Norm Bailey said that only a real financial catastrophe could make possible the shift from debt to equity in finance and from concentrated to broadened capital ownership as the only means to narrow the wealth gap and as the only means to avoid a revolution that would take from the existing haves and eventually destroy global civilization. 

As a lifetime professional long-range global forecaster, it has amazed me that anyone could be surprised by the “crisis of 2008,” other than by the fact that it took so long.  Two and a half years ago, Norm Kurland and I founded The American Revolutionary Party (http://www.americanrevolutionaryparty.us) precisely to reveal the most fundamental flaws of Keynesian economic theory and of NeoCon political theory and to advocate equally fundamental remedies based on the theoretical foundation of binary economics developed by Louis Kelso and Mortimer Adler half a century ago.  These have been further developed by the Center for Economic and Social Justice (http://www.cesj.org) during the past quarter century, and in practice by its investment banking arm, Equity Expansion International, of which I was one of the five founding principals.
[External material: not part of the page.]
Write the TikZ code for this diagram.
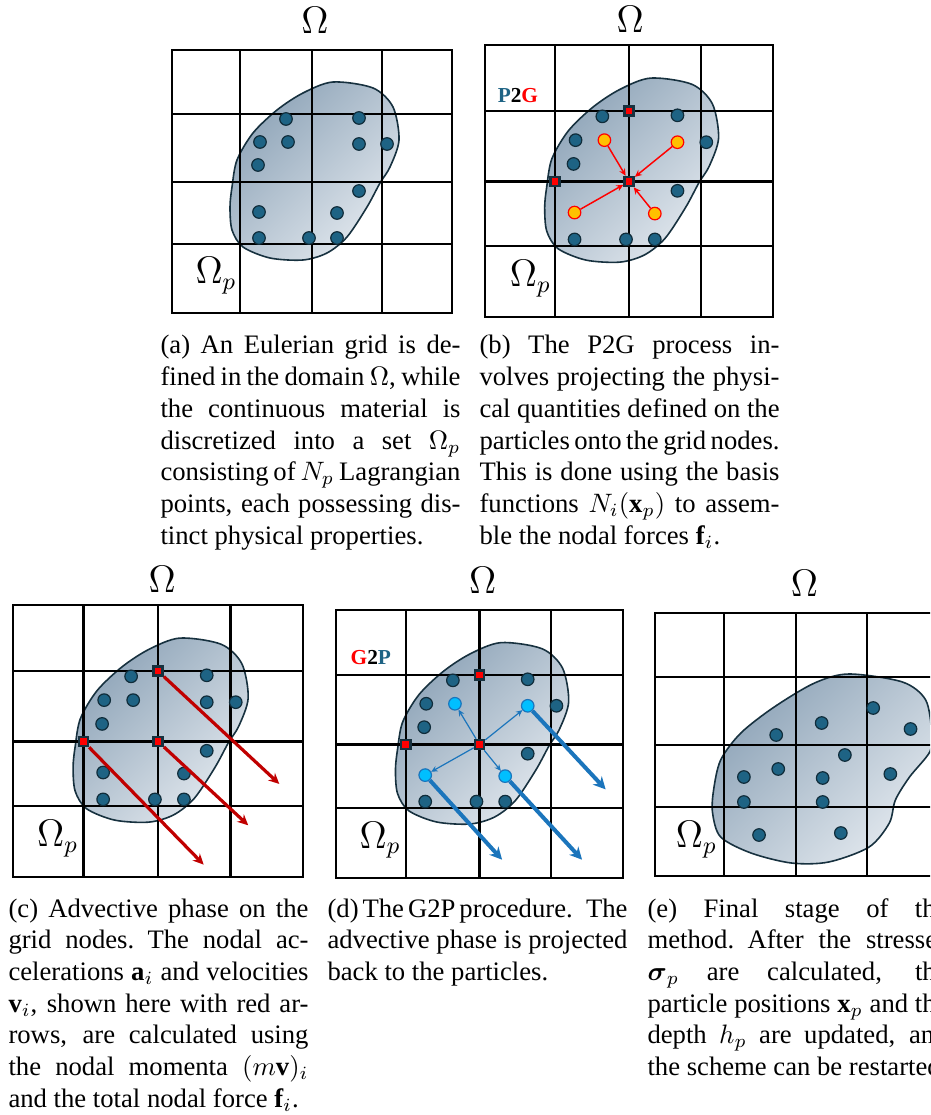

The problem of Celente and of almost all of the 100 forecasting and 100 planning techniques that I summarized as chairman of a big study on the subject in 1980 for Charles Williams Associates in a contract for the National Security Council is that they rely so heavily on existing trends and on trends that are already so observable that they cannot be ignored.  They ignore the exogenous variables that are still under the radar and may be entirely outside the paradigmatic parameters of establishment thinking.
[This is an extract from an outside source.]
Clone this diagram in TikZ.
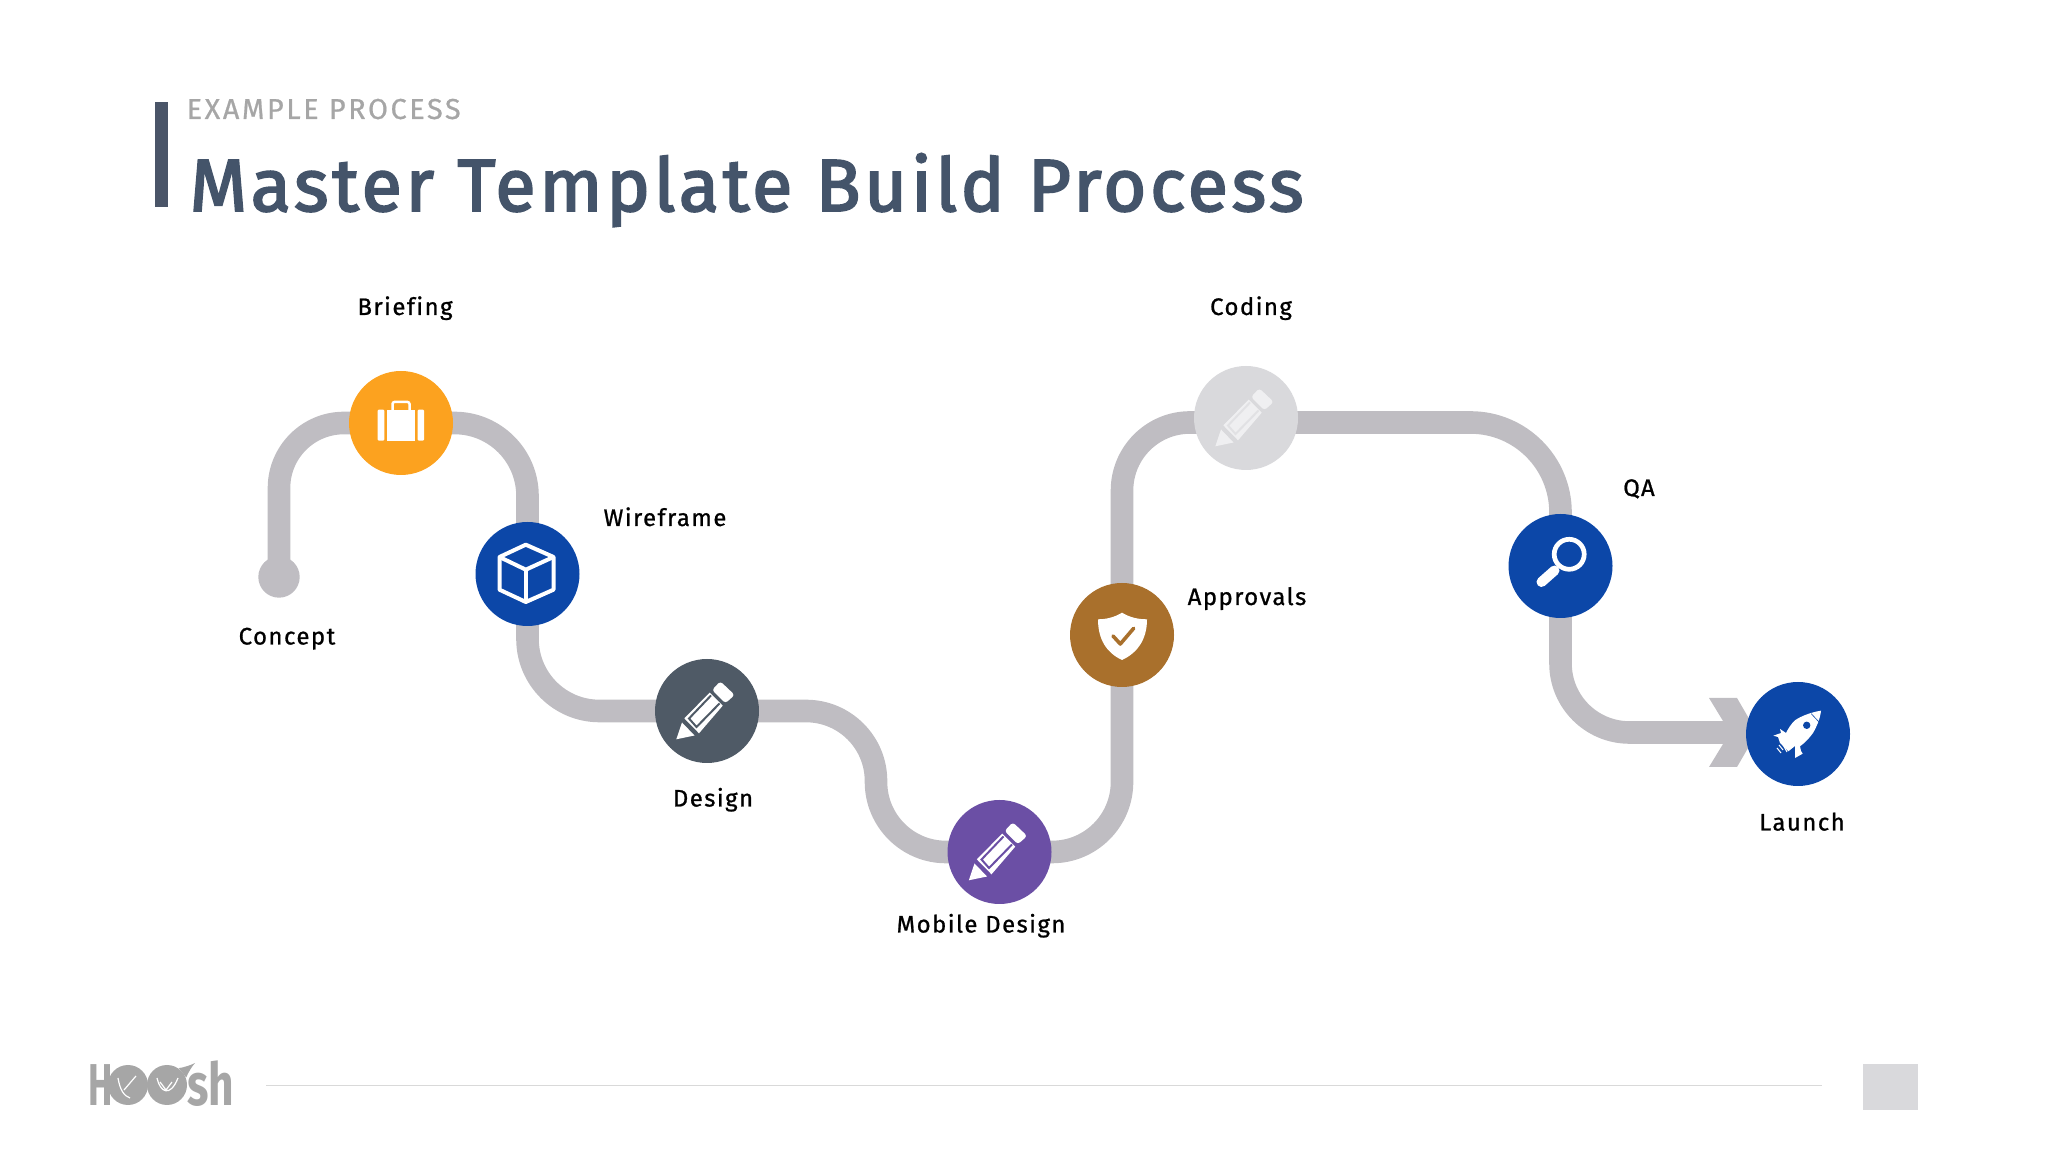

Celente is right on the mark when he predicts the rise of a major third party, but he does not envision any solutions that can make a difference and invalidate his conclusions.  More specifically he ignores the universal principles of what may be called Islamic economics, not the glitsy stuff of the so-called Islamic banks but the maqasid al shari'ah or universal and essential purposes of justice as taught principally in the haqq al mal of classical Islamic thought, first revived in the modern era by Grand Mufti Ibn Ashur's book, Maqasid al Shari'ah, published in 1946 and translated by the International Institute of Islamic Thought in 2007.  These provide a new paradigm ready to replace the bankrupt paradigm of concentrated power that dominates in both socialism and capitalism.